If $X$ loses a value, neighbours of $X$ should be rechecked!

Arc consistency check detects failure earlier than forward checking.

Arc consistency check can be run as a preprocessor or after each assignment.

• Begin by storing all arcs in the constraint graph for the CSP in a queue $Q$.

• Iteratively remove arcs from $Q$ and enforce the condition that in each removed arc $X_i\rightarrow X_j$ , for every remaining value $v$ for the tail variable $X_i$ , there is at least one remaining value $w$ for the head variable $X_j$ such that $X_i = v$, $X_j = w$ does not violate any constraints. If some value $v$ for $X_i$ would not work with any of the remaining values for $X_j$ , we remove $v$ from the set of possible values for $X_i$ .

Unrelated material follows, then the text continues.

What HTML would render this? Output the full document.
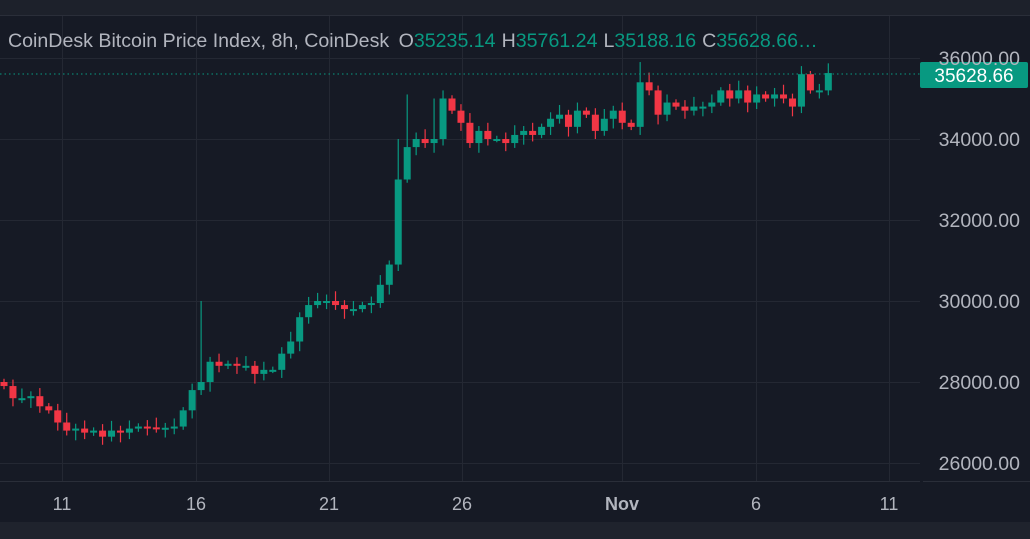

• If at least one value is removed for $X_i$ when enforcing arc consistency for an arc $X_i\rightarrow X_j$ , add arcs of the form $X_k\rightarrow X_i$ to $Q$, for all unassigned variables $X_k$ . If an arc $X_k\rightarrow X_i$ is already in $Q$ during this step, it doesn’t need to be added again.

• Continue until $Q$ is empty, or the domain of some variable is empty and triggers a backtrack.

Arc consistency is typically implemented with the AC-3 algorithm:

A worst case of time complexity: $O(ed^3)$ where $e$ is the number of arcs and $d$ is the size of the largest domain.

Fewer backtracks and assignment, more computation.

Arc consistency is a subset of a more generalized notion of consistency known as $k$-consistency. Arc consistecy is 2-consistency.

Our consistency is about pair here.

2-Consistency: for each pair of nodes, any consistent assignment to one can be extended to the other.

K-Consistency: for any set of k nodes in the CSP, a consistent assignment to any subset of $k − 1$ nodes guarantees that the $k$ th node will have at least one consistent value.

Strong K-consistency: A graph that is strong k-consistent possesses the property that any subset of k nodes is not only k-consistent but also $k − 1,k − 2,...,1$ consistent as well.

Strong n-consistency means we can solve without backtracking.

Ordering

Principle:

• Minimum Remaining Values(MRV): When selecting which variable to assign next, using an MRV policy chooses whichever unassigned variable has the fewest valid remaining values (the most constrained variable).

• Degree Heuristic: choose the variable with the most constraints on remaining variables.

• Least Constraining Value (LCV): When selecting which value to assign next, a good policy to implement is to select the value that prunes the fewest values from the domains of the remaining unassigned values.

In terms of choosing variable, we take the most constrained variable.

In terms of choosing value, we take the least constrained value.

Combing the principles can make some relative big problems feasible.

Structure

Extreme case: independent subproblems

For a tree-structured CSP, we can reduce the runtime for finding a solution from $O(d^{N})$ all the way to $O(nd^2)$. This means that the tree-structured CSP can be solved in linear time.

Tree-structured CSP algorithm:

• Pick a root node

• Linearize the resulting directed acyclic graph

• Perform a backwards pass of arc consistency

• Perform a forward assignment

The tree structured algorithm can be extended to CSPs that are reasonably close to being tree-structured with cutset conditioning. It involves first finding the samllest subset of variables in a constraint graph such that their removal results in a tree(such a subset is known as a cutset for the graph). They are called cutset and the size of the cutset is $c$.

THe runtime of cutset conditioning on a general CSP is $O(d^c (n-c)d^2)$.

Local Search

Local search works by iterative improvement: starting with some random assignment to values then repeatedly selecting the variable that violates the most constraints and resetting it to the value that violates the fewest constraints (a policy known as the min-conflicts heuristic.

Local search appears to run in almost constant time and have a high probability of success not only for N-queens with arbitrarily large N, but also for any randomly generated CSP. However, there do have a narrow range of ratio where the time complexity is infeasible.

Incomplete and suboptimal. Sometimes expensive.